Corot da ultimo dei classici a primo dei moderni

Dietro la pittura moderna c’è sempre una riflessione sul classico. L’assioma sembrerebbe inadatto a rappresentare il desiderio di rottura che termini come «avanguardia» e «contemporaneo» hanno imposto nell’arte dal Novecento in poi. Invece basterebbe guardare con meno pregiudizi a chi si muove all’interno della tradizione per comprendere quali inquietudini e ansie di sperimentazione muovano un artista che la critica considera sorpassato e retrò.

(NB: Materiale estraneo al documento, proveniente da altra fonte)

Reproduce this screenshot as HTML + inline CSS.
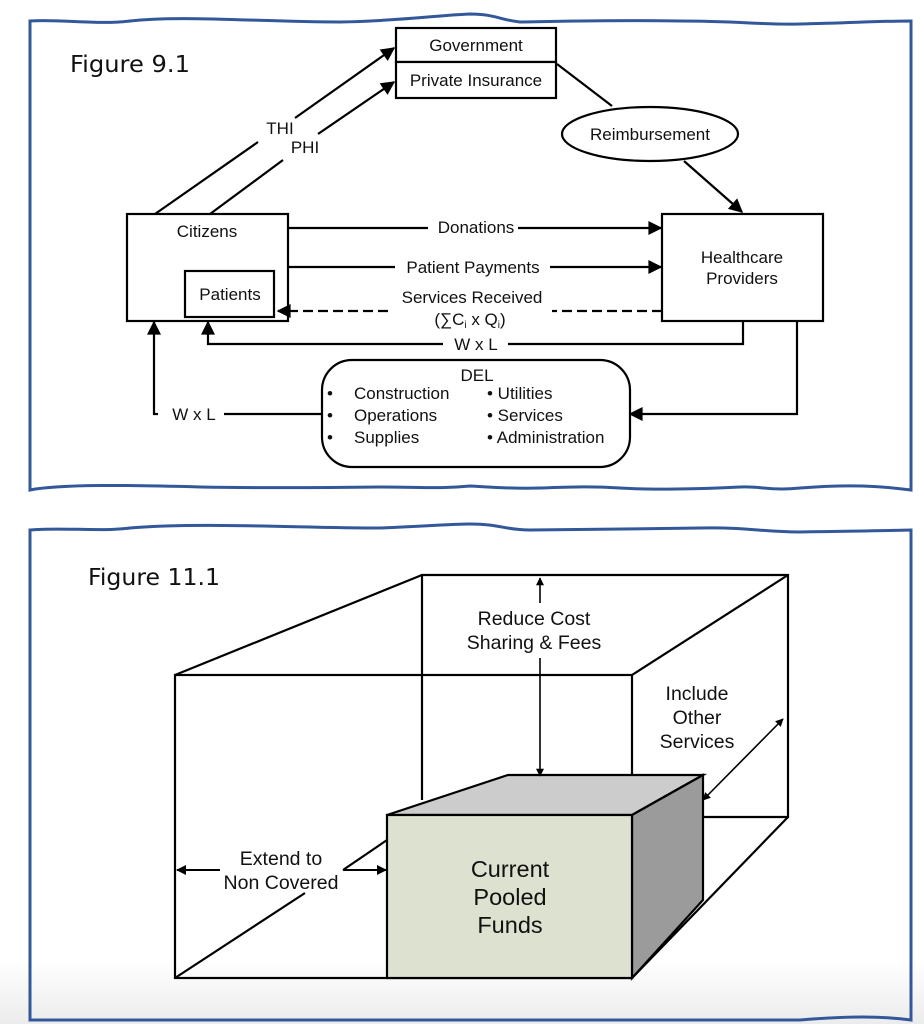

Una visita alla mostra «Corot e l’arte moderna. Souvenirs et impressions», al Palazzo della Gran Guardia di Verona fino al 7 marzo, instilla più di un dubbio su dove si posizioni il confine tra che cosa si ritiene moderno (dunque attuale) e che cosa no. Nato a Parigi nel 1796, Jean Baptiste-Camille Corot si forma sulla pittura italiana. Più che studiare le tecniche in Accademia, sente il bisogno di viaggiare in Italia per respirare il clima dell’antico. All’inizio non inventa nulla, ma dipinge paesaggi dal vero in maniera analitica e raffinata. Un tipo di pittura che l’Impressionismo prima, le avanguardie poi, hanno relegato in una posizione di marginalità.
Eppure se ci soffermiamo sull’accostamento tra la veduta romana del Foro, dipinta da Corot nel 1826, e il paesaggio su Campo Vaccino di Claude Lorrain, eseguito oltre duecento anni prima, nel 1632, è facile intuire come il linguaggio di Corot contenga già gli elementi che andranno verso la fotografia. Mentre Lorrain o il fiammingo Van Bloemen, attivo tra Sei e Settecento, sono evidentemente classici, Corot è già intrigato dalla possibilità di contaminare il genere con sperimentazioni formali. Si rende conto che il soggetto non è la cosa fondamentale ma, al contempo, è ancora convinto si debbano intraprendere nuove soluzioni rimanendo ancorati alla verosimiglianza. Lo sguardo moderno si incrocia con la fiera resistenza dell’autore classico, pur sapendo che quando il linguaggio la fa da padrone assoluto l’arte perde in sensibilità, bellezza, passione, rischiando così di giustificare qualsiasi azzardo, meglio se inconsapevole o improvvisato. Il paradosso della pittura di Corot (non solo sua, di tutti gli artisti che ancor oggi non sposano la causa dell’avanguardia tout court) è che la scelta di lavorare all’interno di uno schema preordinato, di un’iconografia riconoscibile, permette di spaziare alla ricerca di novità. Se invece la novità è la sovversione del linguaggio, non è affatto detto che l’operazione riesca.
In mostra sono interessanti i paragoni tra pittori diversi che si cimentano su soggetti analoghi. Corot nel 1870 dipinge il ritratto di una giovane donna col mandolino. Lo stesso soggetto, e la stessa inquadratura, tornano nel Braque del 1922-23 e nel Matisse coevo. Ancora ispirandosi al «prototipo» corottiano, Braque ne esegue nel 1910 una versione cubista, quando la pittura realista aveva ormai perso la ragione di essere. Eppure nel quadro del 1870 qualcosa vibra, c’è un’inquietudine che spinge alla ricerca di altro, mentre allo schema del cubismo siamo così assuefatti da ritenerlo un passaggio obbligato nella storia dell’arte. Il discorso si fa ancora più articolato per il paesaggio. Il vecchio Corot, poco prima di morire (nel 1875), cerca nuove soluzioni per fronteggiare la modernità di Cézanne, Monet, Sisley e Mondrian, e dipinge con mano incerta, indefinita, spezza le linee e abbozza le immagini. Colpisce l’eroismo solitario di un classicista disposto a disconoscere tutto e rimettersi in gioco come un ragazzo. Ecco perché questo pittore, titanico e superato, rischia di colpire di più dello sperimentalismo d’accademia, dove se non esce un capolavoro ci si deve accontentare dell’esercizio di stile.

Una questione che persiste inalterata nel presente e con essa l’interrogativo se è preferibile chi corre da solo, sfidando il tempo e la logica, o chi produce oggetti in serie, destinati a piacere perché teoricamente adatti senza che a nessuno importi davvero della qualità.
Dunque, Corot è l’ultimo dei classici o, piuttosto, il primo dei moderni?